• [Request] Output the full material exactly as it appears here.

################

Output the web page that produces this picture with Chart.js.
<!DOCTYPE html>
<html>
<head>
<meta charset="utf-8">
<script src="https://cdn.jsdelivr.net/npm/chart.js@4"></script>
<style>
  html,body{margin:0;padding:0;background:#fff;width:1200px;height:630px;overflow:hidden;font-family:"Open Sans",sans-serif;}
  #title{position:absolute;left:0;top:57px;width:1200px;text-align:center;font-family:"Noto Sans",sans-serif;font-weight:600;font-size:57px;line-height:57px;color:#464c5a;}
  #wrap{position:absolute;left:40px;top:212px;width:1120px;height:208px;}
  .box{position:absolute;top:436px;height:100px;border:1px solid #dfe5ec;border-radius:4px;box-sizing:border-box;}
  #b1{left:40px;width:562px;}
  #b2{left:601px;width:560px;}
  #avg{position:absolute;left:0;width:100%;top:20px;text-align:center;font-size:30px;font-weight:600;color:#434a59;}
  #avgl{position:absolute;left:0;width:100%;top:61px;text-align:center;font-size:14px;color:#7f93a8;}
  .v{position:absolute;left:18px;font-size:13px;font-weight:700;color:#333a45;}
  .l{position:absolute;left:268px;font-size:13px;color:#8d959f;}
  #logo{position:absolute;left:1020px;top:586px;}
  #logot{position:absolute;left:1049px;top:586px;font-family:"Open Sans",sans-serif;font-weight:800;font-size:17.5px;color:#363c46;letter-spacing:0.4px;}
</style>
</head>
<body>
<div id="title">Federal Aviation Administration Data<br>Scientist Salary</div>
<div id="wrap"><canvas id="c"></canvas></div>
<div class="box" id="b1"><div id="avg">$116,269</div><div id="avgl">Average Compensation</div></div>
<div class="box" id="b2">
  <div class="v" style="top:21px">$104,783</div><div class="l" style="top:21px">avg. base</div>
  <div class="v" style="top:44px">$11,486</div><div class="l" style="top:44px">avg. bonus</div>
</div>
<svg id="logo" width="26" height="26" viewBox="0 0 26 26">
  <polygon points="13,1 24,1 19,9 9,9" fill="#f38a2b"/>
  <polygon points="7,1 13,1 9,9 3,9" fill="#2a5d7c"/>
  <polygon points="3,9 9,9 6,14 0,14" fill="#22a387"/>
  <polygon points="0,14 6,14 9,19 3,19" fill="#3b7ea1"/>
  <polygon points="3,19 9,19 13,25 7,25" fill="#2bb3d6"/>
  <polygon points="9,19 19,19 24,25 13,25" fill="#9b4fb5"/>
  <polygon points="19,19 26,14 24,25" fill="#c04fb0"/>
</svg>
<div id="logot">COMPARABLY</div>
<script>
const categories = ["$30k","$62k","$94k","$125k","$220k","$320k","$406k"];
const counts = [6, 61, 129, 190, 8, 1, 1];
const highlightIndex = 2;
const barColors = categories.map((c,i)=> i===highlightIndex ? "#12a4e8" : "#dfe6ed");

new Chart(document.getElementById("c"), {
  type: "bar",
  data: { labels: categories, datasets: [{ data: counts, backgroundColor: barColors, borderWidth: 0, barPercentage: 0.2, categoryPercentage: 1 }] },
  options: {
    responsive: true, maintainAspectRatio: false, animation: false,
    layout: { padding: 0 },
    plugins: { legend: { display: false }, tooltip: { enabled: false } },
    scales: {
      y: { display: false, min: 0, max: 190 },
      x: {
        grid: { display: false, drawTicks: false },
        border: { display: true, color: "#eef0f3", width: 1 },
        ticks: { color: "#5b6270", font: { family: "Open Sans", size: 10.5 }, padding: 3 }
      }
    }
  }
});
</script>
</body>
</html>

################

• [The completed task]
Output the web page that produces this picture with Chart.js.
<!DOCTYPE html>
<html>
<head>
<meta charset="utf-8">
<script src="https://cdn.jsdelivr.net/npm/chart.js@4"></script>
<style>
  html,body{margin:0;padding:0;background:#fff;width:1200px;height:630px;overflow:hidden;font-family:"Open Sans",sans-serif;}
  #title{position:absolute;left:0;top:57px;width:1200px;text-align:center;font-family:"Noto Sans",sans-serif;font-weight:600;font-size:57px;line-height:57px;color:#464c5a;}
  #wrap{position:absolute;left:40px;top:212px;width:1120px;height:208px;}
  .box{position:absolute;top:436px;height:100px;border:1px solid #dfe5ec;border-radius:4px;box-sizing:border-box;}
  #b1{left:40px;width:562px;}
  #b2{left:601px;width:560px;}
  #avg{position:absolute;left:0;width:100%;top:20px;text-align:center;font-size:30px;font-weight:600;color:#434a59;}
  #avgl{position:absolute;left:0;width:100%;top:61px;text-align:center;font-size:14px;color:#7f93a8;}
  .v{position:absolute;left:18px;font-size:13px;font-weight:700;color:#333a45;}
  .l{position:absolute;left:268px;font-size:13px;color:#8d959f;}
  #logo{position:absolute;left:1020px;top:586px;}
  #logot{position:absolute;left:1049px;top:586px;font-family:"Open Sans",sans-serif;font-weight:800;font-size:17.5px;color:#363c46;letter-spacing:0.4px;}
</style>
</head>
<body>
<div id="title">Federal Aviation Administration Data<br>Scientist Salary</div>
<div id="wrap"><canvas id="c"></canvas></div>
<div class="box" id="b1"><div id="avg">$116,269</div><div id="avgl">Average Compensation</div></div>
<div class="box" id="b2">
  <div class="v" style="top:21px">$104,783</div><div class="l" style="top:21px">avg. base</div>
  <div class="v" style="top:44px">$11,486</div><div class="l" style="top:44px">avg. bonus</div>
</div>
<svg id="logo" width="26" height="26" viewBox="0 0 26 26">
  <polygon points="13,1 24,1 19,9 9,9" fill="#f38a2b"/>
  <polygon points="7,1 13,1 9,9 3,9" fill="#2a5d7c"/>
  <polygon points="3,9 9,9 6,14 0,14" fill="#22a387"/>
  <polygon points="0,14 6,14 9,19 3,19" fill="#3b7ea1"/>
  <polygon points="3,19 9,19 13,25 7,25" fill="#2bb3d6"/>
  <polygon points="9,19 19,19 24,25 13,25" fill="#9b4fb5"/>
  <polygon points="19,19 26,14 24,25" fill="#c04fb0"/>
</svg>
<div id="logot">COMPARABLY</div>
<script>
const categories = ["$30k","$62k","$94k","$125k","$220k","$320k","$406k"];
const counts = [6, 61, 129, 190, 8, 1, 1];
const highlightIndex = 2;
const barColors = categories.map((c,i)=> i===highlightIndex ? "#12a4e8" : "#dfe6ed");

new Chart(document.getElementById("c"), {
  type: "bar",
  data: { labels: categories, datasets: [{ data: counts, backgroundColor: barColors, borderWidth: 0, barPercentage: 0.2, categoryPercentage: 1 }] },
  options: {
    responsive: true, maintainAspectRatio: false, animation: false,
    layout: { padding: 0 },
    plugins: { legend: { display: false }, tooltip: { enabled: false } },
    scales: {
      y: { display: false, min: 0, max: 190 },
      x: {
        grid: { display: false, drawTicks: false },
        border: { display: true, color: "#eef0f3", width: 1 },
        ticks: { color: "#5b6270", font: { family: "Open Sans", size: 10.5 }, padding: 3 }
      }
    }
  }
});
</script>
</body>
</html>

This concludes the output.